What to produce: Take the lines from the top down to and including the one with "var separators = [[1, 11], [3, 313], [6, 11], [8, 11]];" and repeat them exactly. Omit images.

** start Exercise materials **

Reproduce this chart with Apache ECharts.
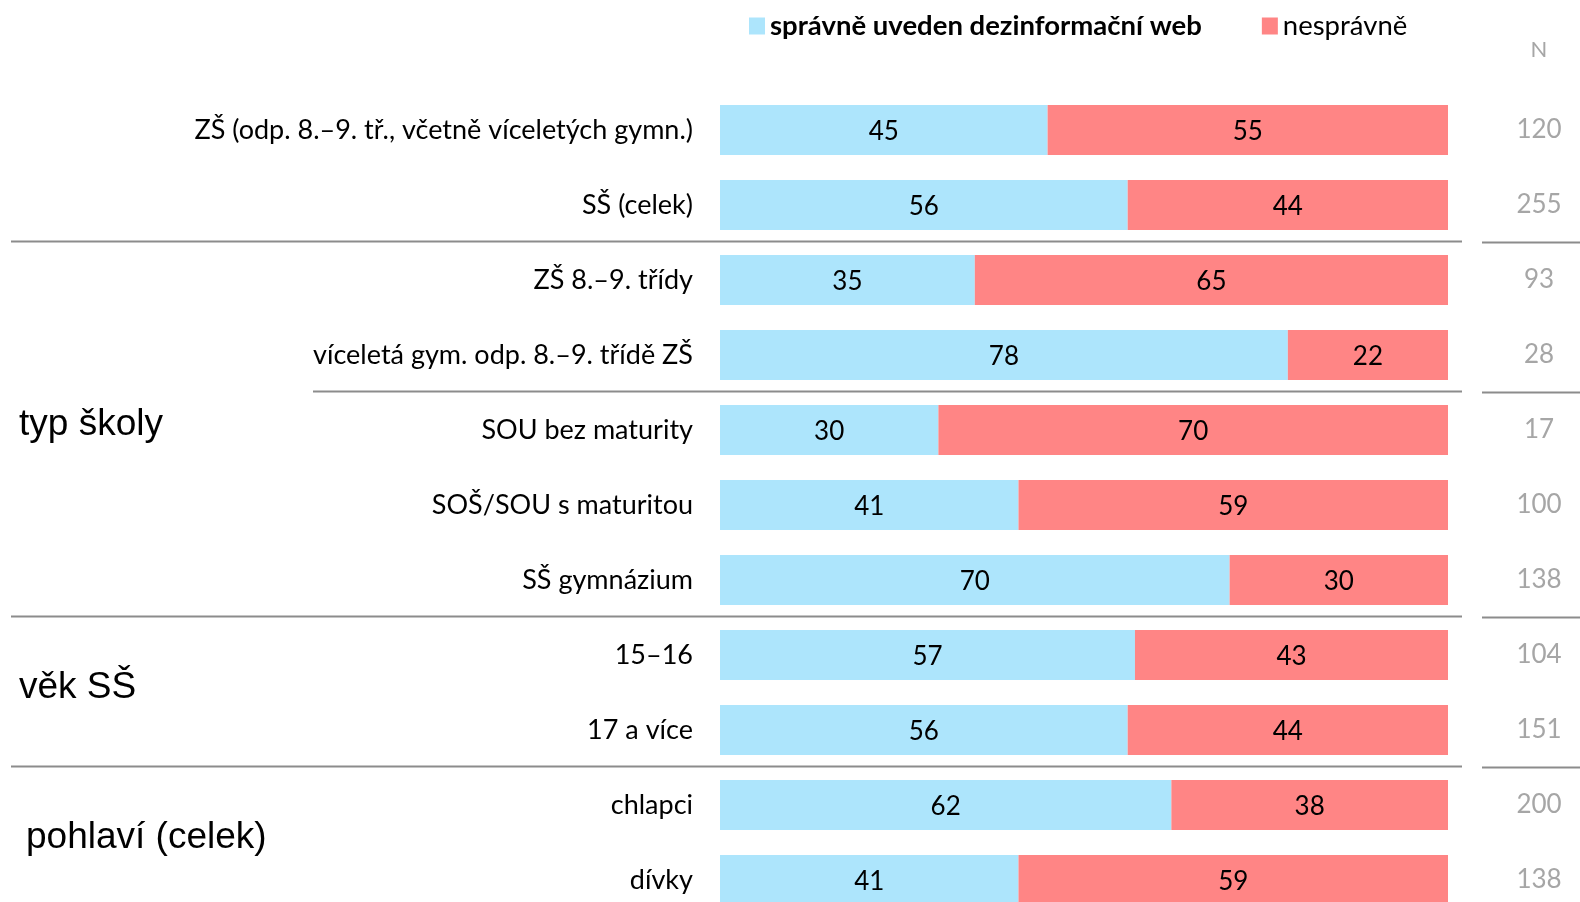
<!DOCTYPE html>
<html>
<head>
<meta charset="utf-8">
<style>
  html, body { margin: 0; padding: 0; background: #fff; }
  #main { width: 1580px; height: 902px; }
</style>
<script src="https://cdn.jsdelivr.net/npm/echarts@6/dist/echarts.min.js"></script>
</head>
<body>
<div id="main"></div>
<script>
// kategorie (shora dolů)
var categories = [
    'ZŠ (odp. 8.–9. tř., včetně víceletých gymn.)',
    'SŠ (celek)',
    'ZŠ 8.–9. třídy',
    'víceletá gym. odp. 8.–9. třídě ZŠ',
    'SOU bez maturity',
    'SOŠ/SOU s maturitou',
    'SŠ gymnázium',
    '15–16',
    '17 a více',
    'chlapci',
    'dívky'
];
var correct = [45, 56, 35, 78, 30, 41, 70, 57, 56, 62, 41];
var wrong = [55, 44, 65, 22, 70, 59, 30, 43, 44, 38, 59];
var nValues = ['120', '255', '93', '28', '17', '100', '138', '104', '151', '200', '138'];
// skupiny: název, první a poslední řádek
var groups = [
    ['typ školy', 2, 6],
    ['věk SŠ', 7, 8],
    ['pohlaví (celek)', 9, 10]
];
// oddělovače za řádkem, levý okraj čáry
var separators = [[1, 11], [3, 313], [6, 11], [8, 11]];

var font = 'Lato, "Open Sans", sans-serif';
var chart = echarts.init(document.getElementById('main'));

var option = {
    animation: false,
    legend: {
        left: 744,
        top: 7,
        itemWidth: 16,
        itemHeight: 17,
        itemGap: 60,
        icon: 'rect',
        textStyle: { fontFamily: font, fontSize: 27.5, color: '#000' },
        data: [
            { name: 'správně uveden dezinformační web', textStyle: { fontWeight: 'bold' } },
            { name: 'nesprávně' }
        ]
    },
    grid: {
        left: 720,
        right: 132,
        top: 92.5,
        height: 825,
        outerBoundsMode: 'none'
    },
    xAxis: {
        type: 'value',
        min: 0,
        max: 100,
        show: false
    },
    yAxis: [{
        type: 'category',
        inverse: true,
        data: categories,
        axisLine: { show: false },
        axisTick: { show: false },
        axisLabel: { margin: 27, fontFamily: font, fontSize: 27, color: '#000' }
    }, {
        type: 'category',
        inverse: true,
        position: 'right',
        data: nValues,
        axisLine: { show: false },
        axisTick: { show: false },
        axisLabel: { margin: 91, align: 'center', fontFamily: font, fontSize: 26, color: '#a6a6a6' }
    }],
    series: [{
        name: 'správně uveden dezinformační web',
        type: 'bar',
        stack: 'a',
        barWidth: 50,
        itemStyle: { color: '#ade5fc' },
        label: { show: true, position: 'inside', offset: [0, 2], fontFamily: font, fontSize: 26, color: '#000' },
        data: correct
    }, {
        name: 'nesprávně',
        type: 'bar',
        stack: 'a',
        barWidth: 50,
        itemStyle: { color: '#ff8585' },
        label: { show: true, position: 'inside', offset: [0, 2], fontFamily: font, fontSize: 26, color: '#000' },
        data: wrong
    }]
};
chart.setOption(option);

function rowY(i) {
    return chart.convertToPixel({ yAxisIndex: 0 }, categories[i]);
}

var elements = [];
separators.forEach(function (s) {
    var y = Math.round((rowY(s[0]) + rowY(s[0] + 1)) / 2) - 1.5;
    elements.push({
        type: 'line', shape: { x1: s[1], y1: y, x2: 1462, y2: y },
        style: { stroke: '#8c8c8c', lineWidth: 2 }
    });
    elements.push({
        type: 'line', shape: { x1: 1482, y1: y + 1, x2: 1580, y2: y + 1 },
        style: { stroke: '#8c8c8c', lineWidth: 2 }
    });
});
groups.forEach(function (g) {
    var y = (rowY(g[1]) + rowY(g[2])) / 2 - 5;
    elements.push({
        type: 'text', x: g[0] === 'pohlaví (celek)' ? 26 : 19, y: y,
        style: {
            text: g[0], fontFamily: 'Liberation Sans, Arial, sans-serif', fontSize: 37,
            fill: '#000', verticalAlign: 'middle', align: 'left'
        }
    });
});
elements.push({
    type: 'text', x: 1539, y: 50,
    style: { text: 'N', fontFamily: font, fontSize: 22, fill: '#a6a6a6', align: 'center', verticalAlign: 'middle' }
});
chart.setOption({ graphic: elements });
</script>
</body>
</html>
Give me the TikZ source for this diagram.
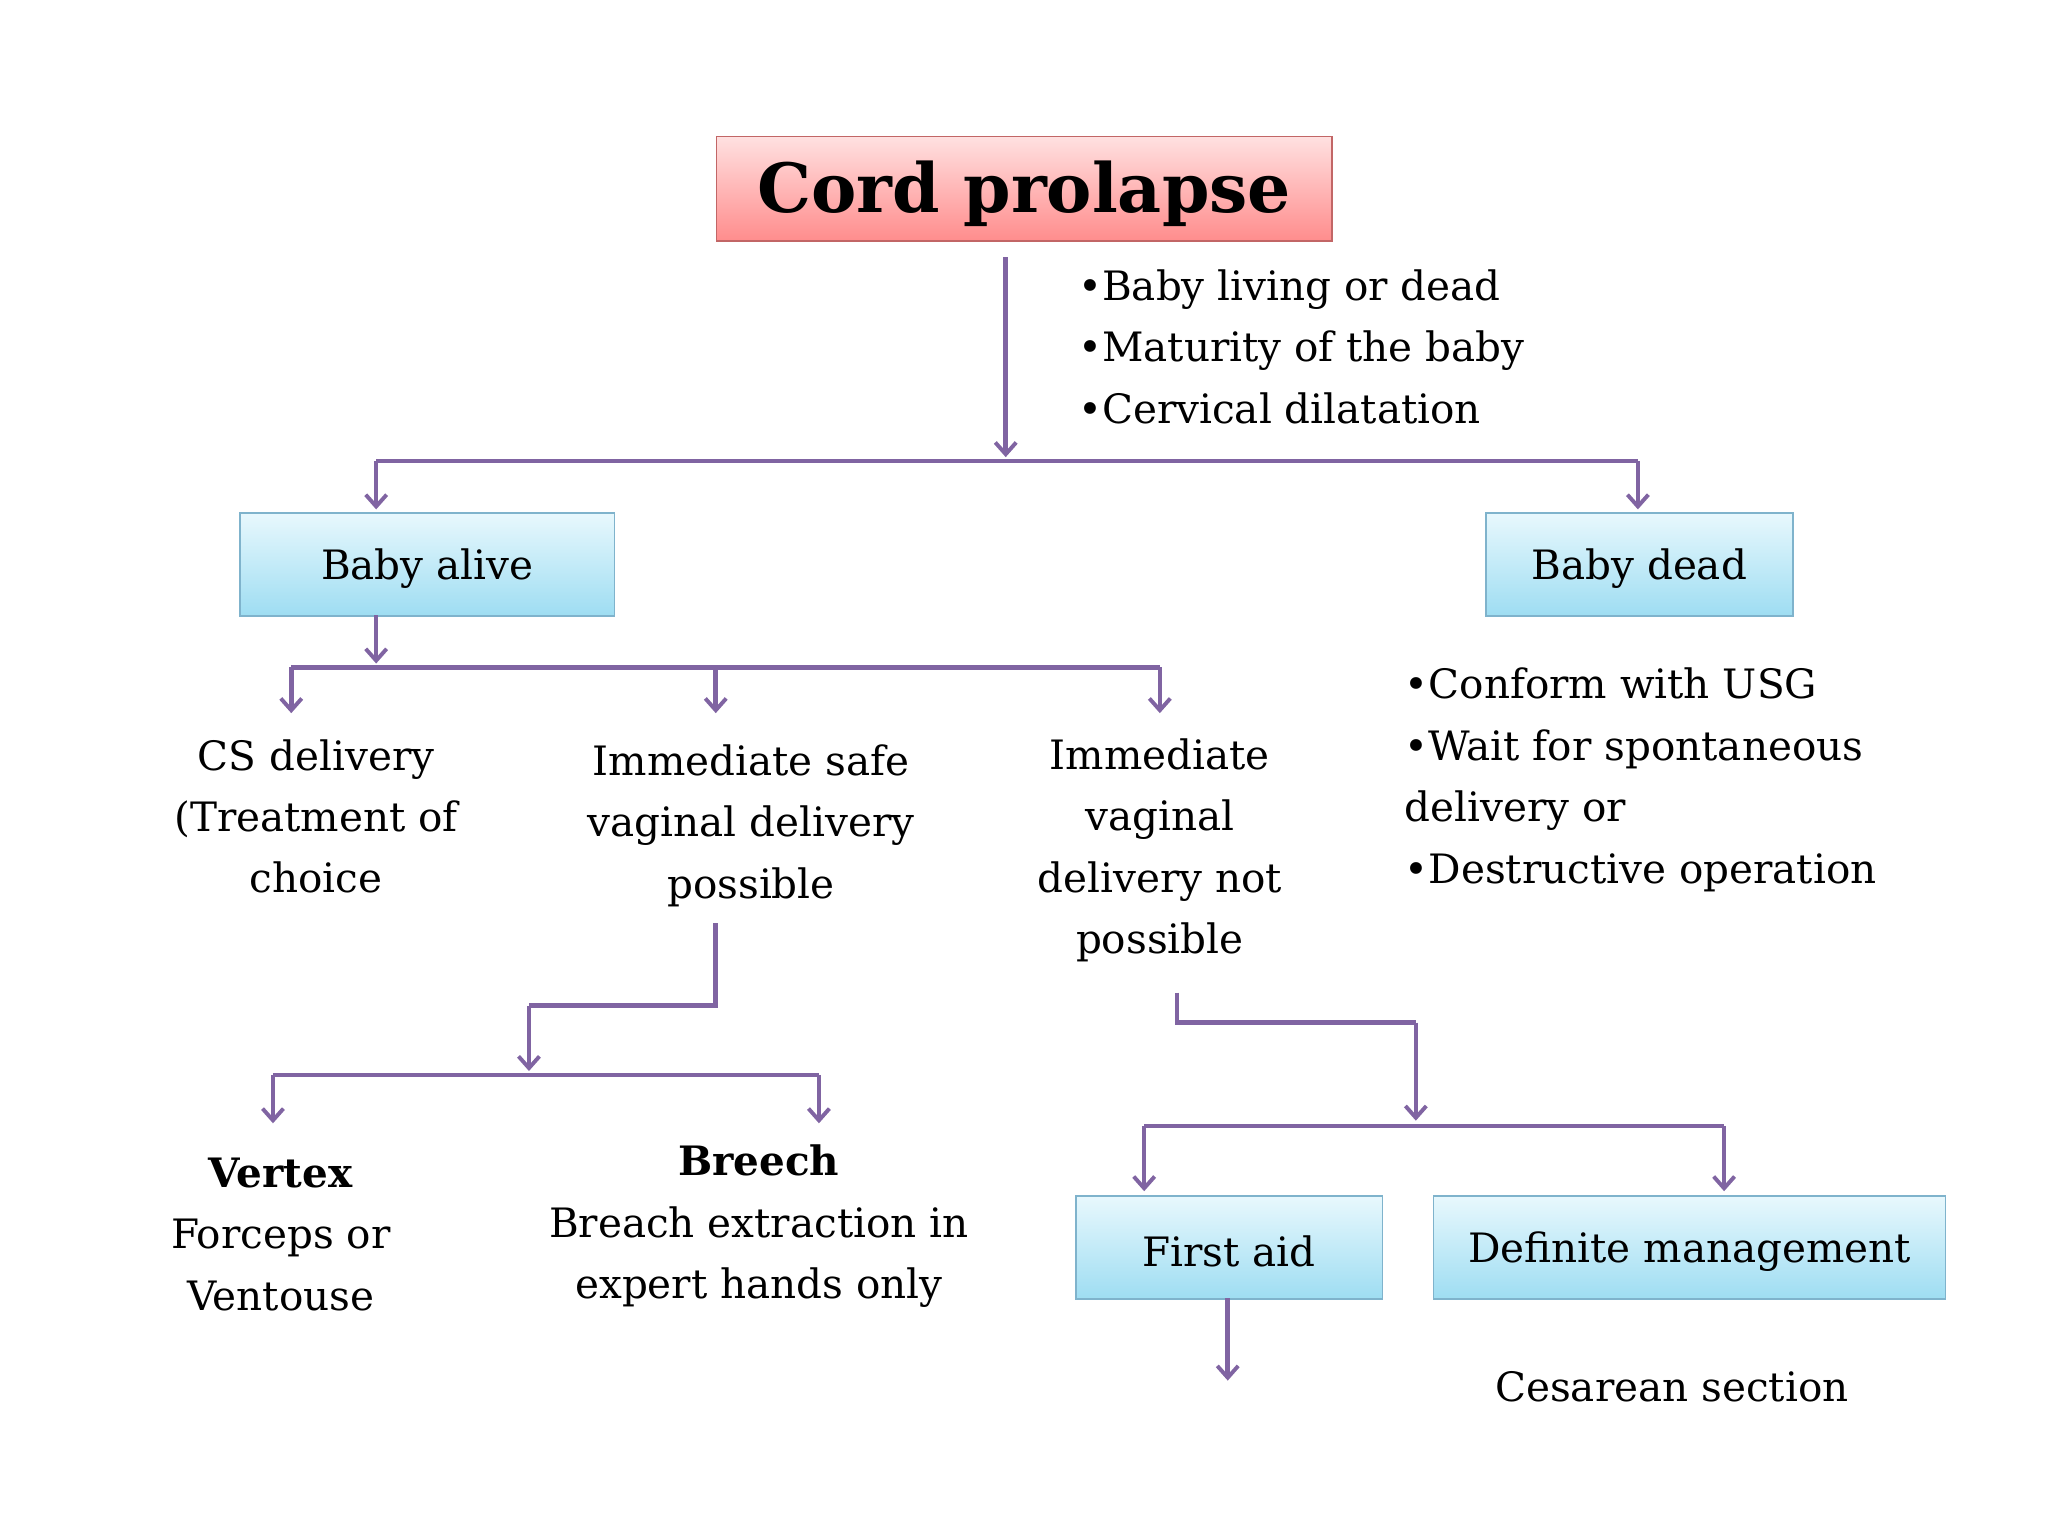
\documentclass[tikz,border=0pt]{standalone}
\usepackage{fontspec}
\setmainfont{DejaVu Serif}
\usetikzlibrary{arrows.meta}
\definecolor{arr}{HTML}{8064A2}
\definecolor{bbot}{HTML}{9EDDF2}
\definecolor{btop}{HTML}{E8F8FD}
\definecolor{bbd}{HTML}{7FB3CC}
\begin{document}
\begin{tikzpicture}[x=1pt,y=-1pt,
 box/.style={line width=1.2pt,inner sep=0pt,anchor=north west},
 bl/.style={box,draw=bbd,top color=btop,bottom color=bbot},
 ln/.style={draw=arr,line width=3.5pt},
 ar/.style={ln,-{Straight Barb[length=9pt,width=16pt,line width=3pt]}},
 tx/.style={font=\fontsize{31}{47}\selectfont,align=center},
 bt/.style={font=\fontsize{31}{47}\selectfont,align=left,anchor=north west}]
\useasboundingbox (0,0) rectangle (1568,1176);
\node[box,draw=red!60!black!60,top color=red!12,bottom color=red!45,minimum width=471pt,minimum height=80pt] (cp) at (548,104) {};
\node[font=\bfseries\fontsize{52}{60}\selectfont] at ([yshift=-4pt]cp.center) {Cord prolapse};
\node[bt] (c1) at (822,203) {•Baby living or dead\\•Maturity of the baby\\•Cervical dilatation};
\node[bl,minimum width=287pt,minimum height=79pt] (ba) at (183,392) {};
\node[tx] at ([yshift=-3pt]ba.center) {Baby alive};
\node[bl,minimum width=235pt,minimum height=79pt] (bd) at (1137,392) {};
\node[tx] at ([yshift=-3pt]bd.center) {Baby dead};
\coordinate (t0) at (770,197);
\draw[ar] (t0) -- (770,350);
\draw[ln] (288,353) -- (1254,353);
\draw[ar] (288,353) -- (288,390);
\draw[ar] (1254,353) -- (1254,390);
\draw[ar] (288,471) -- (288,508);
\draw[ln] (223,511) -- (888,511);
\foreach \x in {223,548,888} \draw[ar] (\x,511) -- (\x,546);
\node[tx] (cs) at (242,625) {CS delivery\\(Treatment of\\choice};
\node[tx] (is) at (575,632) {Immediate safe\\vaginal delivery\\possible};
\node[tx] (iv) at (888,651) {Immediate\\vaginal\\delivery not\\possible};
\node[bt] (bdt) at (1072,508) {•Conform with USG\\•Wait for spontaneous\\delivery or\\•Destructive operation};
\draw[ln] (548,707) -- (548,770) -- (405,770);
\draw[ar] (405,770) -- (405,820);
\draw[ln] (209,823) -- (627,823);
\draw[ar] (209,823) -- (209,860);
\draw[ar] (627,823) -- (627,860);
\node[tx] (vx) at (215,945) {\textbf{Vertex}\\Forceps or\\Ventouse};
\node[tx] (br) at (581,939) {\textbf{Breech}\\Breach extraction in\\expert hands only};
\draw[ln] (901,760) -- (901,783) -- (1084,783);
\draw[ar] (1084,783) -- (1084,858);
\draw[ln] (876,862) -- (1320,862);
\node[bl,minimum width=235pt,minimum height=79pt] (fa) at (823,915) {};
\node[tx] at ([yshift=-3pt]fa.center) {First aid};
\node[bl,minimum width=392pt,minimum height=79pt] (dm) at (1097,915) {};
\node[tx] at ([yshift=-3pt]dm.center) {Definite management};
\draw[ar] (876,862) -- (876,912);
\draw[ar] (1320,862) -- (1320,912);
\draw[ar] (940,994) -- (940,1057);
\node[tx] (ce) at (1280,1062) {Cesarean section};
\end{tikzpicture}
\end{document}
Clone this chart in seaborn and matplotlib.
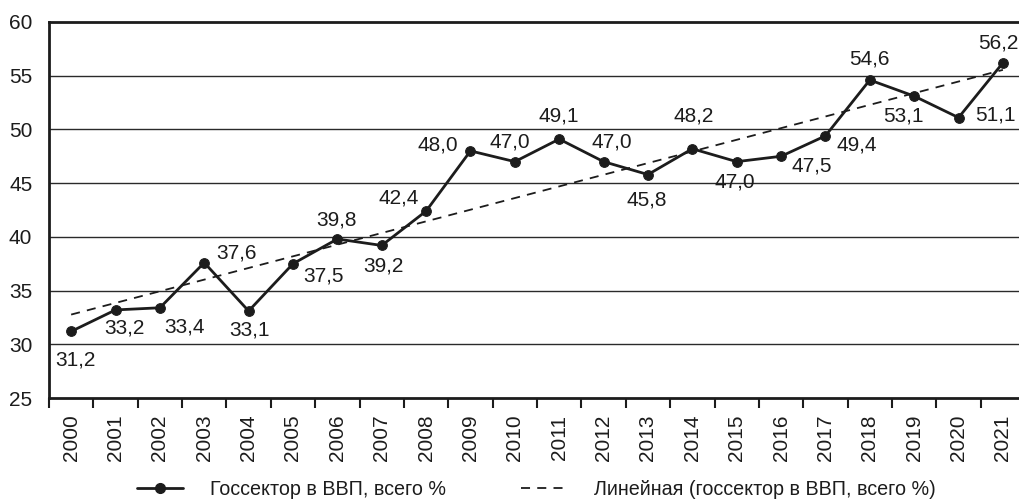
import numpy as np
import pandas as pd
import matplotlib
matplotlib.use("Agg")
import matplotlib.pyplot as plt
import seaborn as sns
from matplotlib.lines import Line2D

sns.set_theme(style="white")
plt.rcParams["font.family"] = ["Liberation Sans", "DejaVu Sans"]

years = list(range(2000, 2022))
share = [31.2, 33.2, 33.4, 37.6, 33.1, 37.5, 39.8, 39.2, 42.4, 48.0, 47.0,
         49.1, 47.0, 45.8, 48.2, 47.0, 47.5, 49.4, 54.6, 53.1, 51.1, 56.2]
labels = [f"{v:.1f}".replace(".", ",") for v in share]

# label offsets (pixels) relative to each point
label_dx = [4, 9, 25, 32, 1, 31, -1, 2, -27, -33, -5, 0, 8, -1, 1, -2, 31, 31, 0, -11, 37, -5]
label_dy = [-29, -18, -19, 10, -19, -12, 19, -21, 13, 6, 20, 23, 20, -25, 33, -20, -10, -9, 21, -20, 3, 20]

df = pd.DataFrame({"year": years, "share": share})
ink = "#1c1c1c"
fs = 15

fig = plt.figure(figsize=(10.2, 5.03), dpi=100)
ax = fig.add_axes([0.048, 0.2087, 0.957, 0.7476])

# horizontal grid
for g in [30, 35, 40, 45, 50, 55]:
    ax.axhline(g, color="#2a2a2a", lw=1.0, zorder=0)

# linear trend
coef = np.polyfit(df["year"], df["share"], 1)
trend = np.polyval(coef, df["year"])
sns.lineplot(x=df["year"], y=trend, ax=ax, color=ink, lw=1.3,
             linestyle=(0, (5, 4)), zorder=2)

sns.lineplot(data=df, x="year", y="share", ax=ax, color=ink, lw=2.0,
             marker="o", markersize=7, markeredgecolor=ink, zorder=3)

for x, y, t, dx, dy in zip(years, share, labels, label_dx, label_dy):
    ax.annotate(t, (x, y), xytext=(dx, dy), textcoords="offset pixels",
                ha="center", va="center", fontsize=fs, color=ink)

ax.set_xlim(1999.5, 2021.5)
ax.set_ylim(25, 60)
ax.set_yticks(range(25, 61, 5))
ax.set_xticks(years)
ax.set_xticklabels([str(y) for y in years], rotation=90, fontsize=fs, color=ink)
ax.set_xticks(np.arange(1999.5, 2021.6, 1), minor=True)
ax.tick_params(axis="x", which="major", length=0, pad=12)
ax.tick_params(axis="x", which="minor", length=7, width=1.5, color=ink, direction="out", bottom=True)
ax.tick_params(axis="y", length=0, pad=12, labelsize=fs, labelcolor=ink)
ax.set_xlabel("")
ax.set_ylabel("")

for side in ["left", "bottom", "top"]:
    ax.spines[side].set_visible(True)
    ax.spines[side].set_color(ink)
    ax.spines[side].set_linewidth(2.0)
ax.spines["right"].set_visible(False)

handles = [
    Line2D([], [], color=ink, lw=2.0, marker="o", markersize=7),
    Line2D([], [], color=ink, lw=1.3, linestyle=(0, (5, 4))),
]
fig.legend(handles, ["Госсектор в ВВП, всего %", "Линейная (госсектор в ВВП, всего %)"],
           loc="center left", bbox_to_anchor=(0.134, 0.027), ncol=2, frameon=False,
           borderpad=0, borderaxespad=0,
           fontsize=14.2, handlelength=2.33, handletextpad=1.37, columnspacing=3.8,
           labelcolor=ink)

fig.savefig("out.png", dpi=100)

** end Exercise materials **

Task result:
Reproduce this chart with Apache ECharts.
<!DOCTYPE html>
<html>
<head>
<meta charset="utf-8">
<style>
  html, body { margin: 0; padding: 0; background: #fff; }
  #main { width: 1580px; height: 902px; }
</style>
<script src="https://cdn.jsdelivr.net/npm/echarts@6/dist/echarts.min.js"></script>
</head>
<body>
<div id="main"></div>
<script>
// kategorie (shora dolů)
var categories = [
    'ZŠ (odp. 8.–9. tř., včetně víceletých gymn.)',
    'SŠ (celek)',
    'ZŠ 8.–9. třídy',
    'víceletá gym. odp. 8.–9. třídě ZŠ',
    'SOU bez maturity',
    'SOŠ/SOU s maturitou',
    'SŠ gymnázium',
    '15–16',
    '17 a více',
    'chlapci',
    'dívky'
];
var correct = [45, 56, 35, 78, 30, 41, 70, 57, 56, 62, 41];
var wrong = [55, 44, 65, 22, 70, 59, 30, 43, 44, 38, 59];
var nValues = ['120', '255', '93', '28', '17', '100', '138', '104', '151', '200', '138'];
// skupiny: název, první a poslední řádek
var groups = [
    ['typ školy', 2, 6],
    ['věk SŠ', 7, 8],
    ['pohlaví (celek)', 9, 10]
];
// oddělovače za řádkem, levý okraj čáry
var separators = [[1, 11], [3, 313], [6, 11], [8, 11]];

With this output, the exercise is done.